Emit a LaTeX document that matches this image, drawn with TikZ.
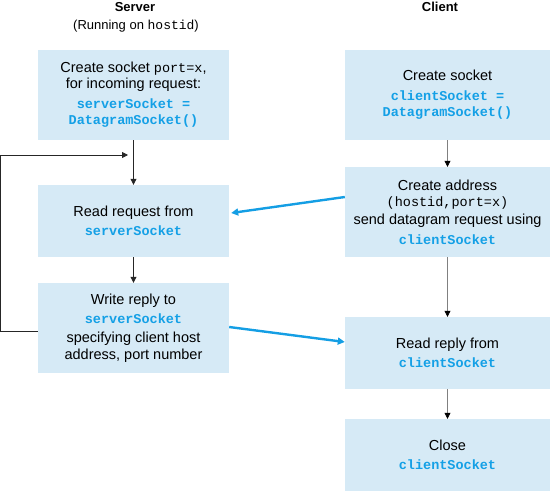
\documentclass[tikz,border=0pt]{standalone}
\usepackage{fontspec}
\setmainfont{Liberation Sans}
\setmonofont{Liberation Mono}
\usetikzlibrary{arrows.meta}
\definecolor{boxfill}{RGB}{214,234,246}
\definecolor{codeblue}{RGB}{20,160,230}
\definecolor{arrowblue}{RGB}{20,158,228}
\newcommand{\code}[1]{{\fontsize{13.5}{18}\ttfamily\bfseries\color{codeblue}#1}}
\newcommand{\plaincode}[1]{{\fontsize{13.5}{18}\ttfamily #1}}
\begin{document}
\begin{tikzpicture}[x=1pt,y=-1pt,
  box/.style={fill=boxfill, draw=none, inner sep=0pt, align=center, font=\fontsize{14.5}{18}\selectfont},
  sbox/.style={box, minimum width=191pt},
  cbox/.style={box, minimum width=205pt},
  title/.style={font=\fontsize{13}{16}\selectfont, inner sep=0pt},
  flow/.style={draw=black!85, line width=0.8pt, -{Triangle[width=6pt,length=6pt]}},
  cflow/.style={draw=black!50, line width=0.6pt, -{Triangle[width=6pt,length=6pt,color=black]}},
  msg/.style={draw=arrowblue, line width=2.4pt, -{Triangle[width=7pt,length=7pt]}}]
\useasboundingbox (0,0) rectangle (551,492);

\node[title, font=\bfseries\fontsize{13}{16}\selectfont] (srv) at (135,7) {Server};
\node[title] (run) at (136,26) {(Running on {\fontsize{13}{16}\ttfamily hostid})};
\node[title, font=\bfseries\fontsize{13}{16}\selectfont] (cli) at (440,7) {Client};

\node[sbox, minimum height=90pt] (s1) at (133.5,95)
  {Create socket \plaincode{port=x},\\[-2pt]for incoming request:\\[2pt]\code{serverSocket =}\\[-2pt]\code{DatagramSocket()}};
\node[sbox, minimum height=72pt] (s2) at (133.5,221)
  {Read request from\\[1pt]\code{serverSocket}};
\node[sbox, minimum height=90pt] (s3) at (133.5,328)
  {Write reply to\\[1pt]\code{serverSocket}\\[1pt]specifying client host\\[-1pt]address, port number};

\node[cbox, minimum height=90pt] (c1) at (447.5,95)
  {Create socket\\[2pt]\code{clientSocket =}\\[-2pt]\code{DatagramSocket()}};
\node[cbox, minimum height=90pt] (c2) at (447.5,212)
  {Create address\\[-2pt]\plaincode{(hostid,port=x)}\\send datagram request using\\[2pt]\code{clientSocket}};
\node[cbox, minimum height=72pt] (c3) at (447.5,353)
  {Read reply from\\[1pt]\code{clientSocket}};
\node[cbox, minimum height=72pt] (c4) at (447.5,455)
  {Close\\[1pt]\code{clientSocket}};

\draw[flow] (s1.south) -- (s2.north);
\draw[flow] (s2.south) -- (s3.north);
\coordinate (loopend) at (128,155);
\draw[flow] ([yshift=-3pt]s3.west) -- ++(-37,0) |- (loopend);

\draw[cflow] (c1.south) -- (c2.north);
\draw[cflow] (c2.south) -- (c3.north);
\draw[cflow] (c3.south) -- (c4.north);

\draw[msg] ([yshift=15pt]c2.west) -- ([xshift=2pt,yshift=8pt]s2.east);
\draw[msg] ([yshift=1pt]s3.east) -- ([yshift=11pt]c3.west);
\end{tikzpicture}
\end{document}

-*-

WHAT THE TASK ASKS
Restate the data word for word from its first line through the line with "(0,0) rectangle (551,492);", leaving out any picture along the way.

OUTPUT OF THE EXERCISE
Emit a LaTeX document that matches this image, drawn with TikZ.
\documentclass[tikz,border=0pt]{standalone}
\usepackage{fontspec}
\setmainfont{Liberation Sans}
\setmonofont{Liberation Mono}
\usetikzlibrary{arrows.meta}
\definecolor{boxfill}{RGB}{214,234,246}
\definecolor{codeblue}{RGB}{20,160,230}
\definecolor{arrowblue}{RGB}{20,158,228}
\newcommand{\code}[1]{{\fontsize{13.5}{18}\ttfamily\bfseries\color{codeblue}#1}}
\newcommand{\plaincode}[1]{{\fontsize{13.5}{18}\ttfamily #1}}
\begin{document}
\begin{tikzpicture}[x=1pt,y=-1pt,
  box/.style={fill=boxfill, draw=none, inner sep=0pt, align=center, font=\fontsize{14.5}{18}\selectfont},
  sbox/.style={box, minimum width=191pt},
  cbox/.style={box, minimum width=205pt},
  title/.style={font=\fontsize{13}{16}\selectfont, inner sep=0pt},
  flow/.style={draw=black!85, line width=0.8pt, -{Triangle[width=6pt,length=6pt]}},
  cflow/.style={draw=black!50, line width=0.6pt, -{Triangle[width=6pt,length=6pt,color=black]}},
  msg/.style={draw=arrowblue, line width=2.4pt, -{Triangle[width=7pt,length=7pt]}}]
\useasboundingbox (0,0) rectangle (551,492);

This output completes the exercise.